WINSTAR CORPORATION v. UNITED STATES

United States Court of Appeals, Federal Circuit (1995)

Facts

Issue

Holding — Archer, C.J.

Rule

Reasoning

Deep Dive: How the Court Reached Its Decision

Contractual Obligations and Breach

The U.S. Court of Appeals for the Federal Circuit examined the contractual agreements between the financial institutions and the government, focusing on the explicit terms that allowed the use of supervisory goodwill and capital credits to meet regulatory capital requirements. The Court found these terms were essential to the agreements, as they facilitated the mergers of healthy and failing thrifts, thereby stabilizing the thrift industry. The enactment of FIRREA imposed new capital standards that restricted the use of supervisory goodwill and capital credits, directly contravening the agreed-upon terms. The Court concluded that this legislative change constituted a breach of contract by the government, as it failed to uphold its contractual commitments to the financial institutions, which had relied on these terms to their detriment.

Sovereign Acts Doctrine

The Court addressed the government's argument that the sovereign acts doctrine excused its breach, which posits that the government cannot be held liable for contract breaches resulting from public and general acts serving the public good. However, the Court determined that FIRREA was not a public and general act in this context, as it specifically targeted institutions with agreements involving supervisory goodwill. The legislation effectively abrogated the contractual rights of these institutions, rather than serving a general public purpose unrelated to the specific contractual obligations. Thus, the Court rejected the application of the sovereign acts doctrine to excuse the breach, as FIRREA's enactment was aimed at reversing the specific contractual arrangements previously sanctioned by the government.

Unmistakability Doctrine

The government also argued that the contracts should not be interpreted as waiving the government's power to legislate unless done so in unmistakable terms, invoking the unmistakability doctrine. The Court clarified that the unmistakability doctrine applies to prevent the government from being restrained in its sovereign capacity, not to negate contractual obligations where no such restraint is sought. The financial institutions did not seek to prevent the government from enacting FIRREA; instead, they sought damages for the breach of contract resulting from FIRREA's enactment. Therefore, the Court found that the unmistakability doctrine did not apply in this case, as the institutions were not questioning the government's legislative power, but rather its failure to perform under existing contractual commitments.

Assessment of Damages

The Court's decision hinged on the principle that when the government enters into contracts, it does so with the same responsibilities as a private party, including liability for breach. The financial institutions had relied on the government's contractual commitments to include supervisory goodwill and capital credits as regulatory capital, which were critical to the mergers they undertook. The breach caused by FIRREA's restrictions on these capital treatments entitled the institutions to damages, as they experienced adverse financial impacts that were contrary to the intended benefits of their contracts.
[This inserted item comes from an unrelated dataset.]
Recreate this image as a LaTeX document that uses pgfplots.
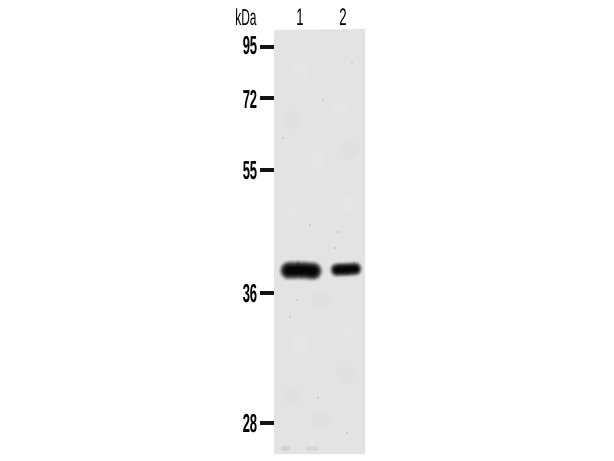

The Court's affirmation of liability underscored the government's accountability for its contractual obligations, notwithstanding its legislative actions.

Conclusion

In affirming the lower court's decision, the U.S. Court of Appeals for the Federal Circuit held that the government breached its contracts with the financial institutions by enacting FIRREA, which specifically targeted and restricted the agreed use of supervisory goodwill and capital credits. The Court found that neither the sovereign acts doctrine nor the unmistakability doctrine excused the breach, as the legislation was not a public and general act in this context, and the institutions did not challenge the government's legislative authority. The decision reinforced the principle that the government, as a contracting party, is liable for breaches when its legislative actions negate specific contractual obligations.